Court's Review of Related Case Law
As part of its reasoning, the court reviewed relevant case law cited by US Services, which argued that the right to indemnity could not be assigned. However, the court distinguished those cases from the present situation, noting that they did not involve indemnification provisions. The court pointed out that the cited cases pertained primarily to re-insurance contracts, which had different legal implications than those involving indemnity or hold harmless clauses. Flexi-Van countered that the existing jurisprudence in South Carolina recognized the assignment of a "chose in action," indicating that the right to seek indemnification could indeed be assigned, even if the underlying contracts could not be. The court agreed with Flexi-Van’s interpretation of the law, affirming that the flexibility of contract law allowed for the assignment of rights where appropriate.

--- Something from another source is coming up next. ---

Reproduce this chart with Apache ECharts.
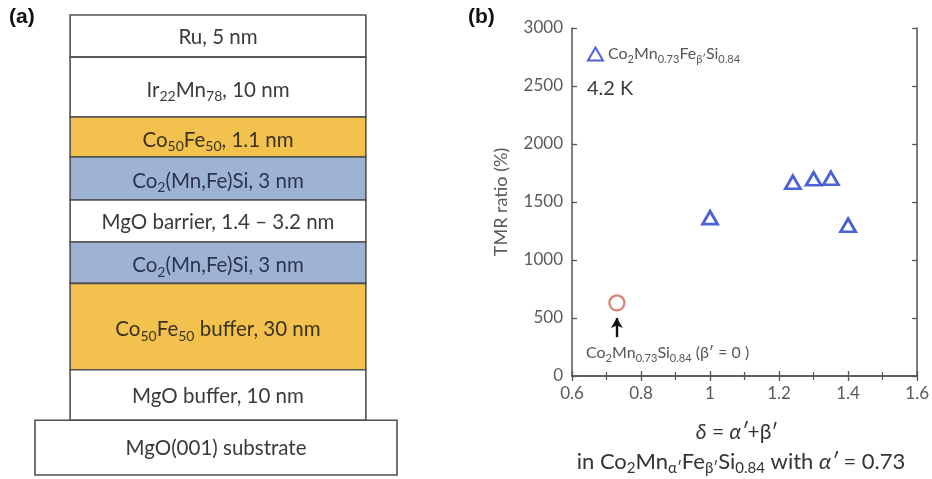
<!DOCTYPE html>
<html>
<head>
<meta charset="utf-8">
<script src="https://cdn.jsdelivr.net/npm/echarts@6/dist/echarts.min.js"></script>
<style>
  html, body { margin: 0; padding: 0; background: #fff; }
  #chart { width: 932px; height: 479px; }
</style>
</head>
<body>
<div id="chart"></div>
<script>
// ---- (a) film stack, listed from top to bottom ----
const layerLabels = [
  'Ru, 5 nm',
  'Ir{s|22}Mn{s|78}, 10 nm',
  'Co{s|50}Fe{s|50}, 1.1 nm',
  'Co{s|2}(Mn,Fe)Si, 3 nm',
  'MgO barrier, 1.4 \u2013 3.2 nm',
  'Co{s|2}(Mn,Fe)Si, 3 nm',
  'Co{s|50}Fe{s|50} buffer, 30 nm',
  'MgO buffer, 10 nm',
  'MgO(001) substrate'
];
const layerMaterials = ['Ru', 'IrMn', 'CoFe', 'CMFS', 'MgO', 'CMFS', 'CoFe', 'MgO', 'substrate'];

// ---- (b) TMR ratio at 4.2 K versus delta ----
const deltaCMFS = [1.00, 1.24, 1.30, 1.35, 1.40];
const tmrCMFS   = [1365, 1670, 1700, 1705, 1300];
const deltaCMS  = [0.73];
const tmrCMS    = [630];
const xTickValues = [0.6, 0.8, 1, 1.2, 1.4, 1.6];
const yTickValues = [0, 500, 1000, 1500, 2000, 2500, 3000];

// ---- drawing ----
const FONT = 'Lato, "Open Sans", sans-serif';
const materialFill = {
  Ru: '#ffffff', IrMn: '#ffffff', MgO: '#ffffff', substrate: '#ffffff',
  CoFe: '#f2c14e', CMFS: '#9eb2d4'
};
const materialInk = {
  Ru: '#3a3a3a', IrMn: '#3a3a3a', MgO: '#3a3a3a', substrate: '#3a3a3a',
  CoFe: '#3b3220', CMFS: '#2b3550'
};
// relative drawn height of each band in the stack sketch
const bandWeights = [1, 1.42, 0.95, 1.02, 1.0, 0.98, 2.05, 1.2, 1.3];
const stackTotal = bandWeights.reduce((a, b) => a + b, 0);
const stackRows = [];
let acc = 0;
layerLabels.forEach((lab, i) => {
  const wide = layerMaterials[i] === 'substrate';
  stackRows.push([wide ? 0 : 0.097, wide ? 1 : 0.914, acc, acc + bandWeights[i], i]);
  acc += bandWeights[i];
});

const chart = echarts.init(document.getElementById('chart'), null, { renderer: 'canvas' });

const tickAxisCommon = {
  axisLine: { show: true, lineStyle: { color: '#555', width: 1.5 } },
  axisTick: { show: true, inside: true, length: 5, lineStyle: { color: '#555', width: 1.3 } },
  splitLine: { show: false }
};
const minorTicks = { show: true, splitNumber: 2, length: 4, lineStyle: { color: '#555', width: 1.2 } };
const subStyle = (size, pad, color) => ({
  fontSize: size, fontFamily: FONT, fill: color, color: color,
  verticalAlign: 'bottom', padding: [pad, 0, 0, 0]
});
const BLUE = '#1e3ccc';

chart.setOption({
  animation: false,
  backgroundColor: '#ffffff',
  grid: [
    { left: 35, top: 15, width: 362, height: 460 },
    { left: 572, top: 28, width: 350, height: 348 }
  ],
  xAxis: [
    { gridIndex: 0, type: 'value', min: 0, max: 1, show: false },
    Object.assign({}, tickAxisCommon, {
      gridIndex: 1, type: 'value', min: xTickValues[0], max: xTickValues[xTickValues.length - 1], interval: 0.2,
      minorTick: minorTicks,
      axisLabel: { color: '#5a5a5a', fontSize: 17, fontFamily: FONT, margin: 9,
        formatter: v => String(+v.toFixed(1)) }
    }),
    Object.assign({}, tickAxisCommon, {
      gridIndex: 1, type: 'value', position: 'top', min: xTickValues[0], max: xTickValues[xTickValues.length - 1], interval: 0.2,
      minorTick: minorTicks,
      axisLabel: { show: false }
    })
  ],
  yAxis: [
    { gridIndex: 0, type: 'value', min: 0, max: stackTotal, inverse: true, show: false },
    Object.assign({}, tickAxisCommon, {
      gridIndex: 1, type: 'value', min: yTickValues[0], max: yTickValues[yTickValues.length - 1], interval: 500,
      axisLabel: { color: '#5a5a5a', fontSize: 17, fontFamily: FONT, margin: 9, formatter: v => String(v) },
      name: 'TMR ratio (%)', nameLocation: 'middle', nameGap: 62,
      nameTextStyle: { color: '#5a5a5a', fontSize: 18, fontFamily: FONT }
    }),
    Object.assign({}, tickAxisCommon, {
      gridIndex: 1, type: 'value', position: 'right', min: yTickValues[0], max: yTickValues[yTickValues.length - 1], interval: 500,
      axisLabel: { show: false }
    })
  ],
  legend: {
    show: true,
    left: 582, top: 41,
    itemWidth: 15, itemHeight: 13, itemGap: 6,
    data: ['cmfs'],
    formatter: () => 'Co{s|2}Mn{s|0.73}Fe{s|\u03b2\u2032}Si{s|0.84}',
    textStyle: {
      color: '#555', fontSize: 16, fontFamily: FONT,
      rich: { s: subStyle(11, 11, '#555') }
    }
  },
  series: [
    {
      name: 'stack',
      type: 'custom',
      xAxisIndex: 0, yAxisIndex: 0,
      silent: true,
      data: stackRows,
      renderItem: (params, api) => {
        const i = api.value(4);
        const p0 = api.coord([api.value(0), api.value(2)]);
        const p1 = api.coord([api.value(1), api.value(3)]);
        const mat = layerMaterials[i];
        const ink = materialInk[mat];
        const hasSub = layerLabels[i].indexOf('{s|') >= 0;
        return {
          type: 'group',
          children: [
            {
              type: 'rect',
              shape: { x: p0[0], y: p0[1], width: p1[0] - p0[0], height: p1[1] - p0[1] },
              style: { fill: materialFill[mat], stroke: '#505050', lineWidth: 1.6 }
            },
            {
              type: 'text',
              style: {
                text: layerLabels[i],
                x: (p0[0] + p1[0]) / 2, y: (p0[1] + p1[1]) / 2 + (hasSub ? 3 : 1),
                align: 'center', verticalAlign: 'middle',
                fill: ink, fontSize: 20.5, fontFamily: FONT,
                rich: { s: subStyle(14, 13, ink) }
              }
            }
          ]
        };
      }
    },
    {
      name: 'cmfs',
      type: 'scatter',
      xAxisIndex: 1, yAxisIndex: 1,
      symbol: 'triangle',
      symbolSize: [15, 13],
      itemStyle: { color: 'rgba(255,255,255,0)', borderColor: BLUE, borderWidth: 2.8 },
      data: deltaCMFS.map((d, i) => [d, tmrCMFS[i]])
    },
    {
      name: 'cms',
      type: 'scatter',
      xAxisIndex: 1, yAxisIndex: 1,
      symbol: 'circle',
      symbolSize: 15,
      itemStyle: { color: 'rgba(255,255,255,0)', borderColor: '#d4604f', borderWidth: 2.2 },
      data: deltaCMS.map((d, i) => [d, tmrCMS[i]]),
      markLine: {
        silent: true,
        symbol: ['none', 'arrow'],
        symbolSize: [9, 10],
        lineStyle: { color: '#111', width: 2.4, type: 'solid' },
        label: { show: false },
        data: [[{ coord: [deltaCMS[0], 335] }, { coord: [deltaCMS[0], 500] }]]
      }
    }
  ],
  graphic: [
    { type: 'text', x: 9, y: 7, style: { text: '(a)', fontSize: 21, fontWeight: 'bold', fontFamily: 'Liberation Sans, Arial, sans-serif', fill: '#111' } },
    { type: 'text', x: 468, y: 7, style: { text: '(b)', fontSize: 21, fontWeight: 'bold', fontFamily: 'Liberation Sans, Arial, sans-serif', fill: '#111' } },
    { type: 'text', x: 587, y: 89, style: { text: '4.2 K', fontSize: 20, fontFamily: FONT, fill: '#3a3a3a', verticalAlign: 'middle' } },
    {
      type: 'text', x: 586, y: 353,
      style: {
        text: 'Co{s|2}Mn{s|0.73}Si{s|0.84} (\u03b2\u2032 = 0 )',
        fontSize: 16, fontFamily: FONT, fill: '#555', verticalAlign: 'middle',
        rich: { s: subStyle(11, 11, '#555') }
      }
    },
    {
      type: 'text', x: 737, y: 432,
      style: {
        text: '{i|\u03b4} = {i|\u03b1\u2032}+\u03b2\u2032',
        fontSize: 21, fontFamily: FONT, fill: '#333', align: 'center', verticalAlign: 'middle',
        rich: { i: { fontStyle: 'italic', fontSize: 21, fontFamily: FONT, fill: '#333' } }
      }
    },
    {
      type: 'text', x: 741, y: 462,
      style: {
        text: 'in Co{s|2}Mn{s|\u03b1\u2032}Fe{s|\u03b2\u2032}Si{s|0.84} with {i|\u03b1\u2032} = 0.73',
        fontSize: 22, fontFamily: FONT, fill: '#333', align: 'center', verticalAlign: 'middle',
        rich: {
          s: subStyle(15, 13, '#333'),
          i: { fontStyle: 'italic', fontSize: 22, fontFamily: FONT, fill: '#333' }
        }
      }
    }
  ]
});
</script>
</body>
</html>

Conclusion of the Court's Reasoning
The court concluded that Flexi-Van had adequately pled facts to support its claims for both contractual and equitable indemnification against US Services. By establishing a sufficient factual basis for its claims, the court determined that dismissal of the action was inappropriate at this stage in the litigation. The court highlighted that the terms of the Stipulation of Dismissal did not preclude Flexi-Van’s claims, as US Services did not argue that the language intended to foreclose any indemnification claims. Ultimately, the court's decision emphasized that the factual allegations and the applicable legal standards allowed Flexi-Van to proceed with its claims against US Services, leading to the denial of the motion to dismiss.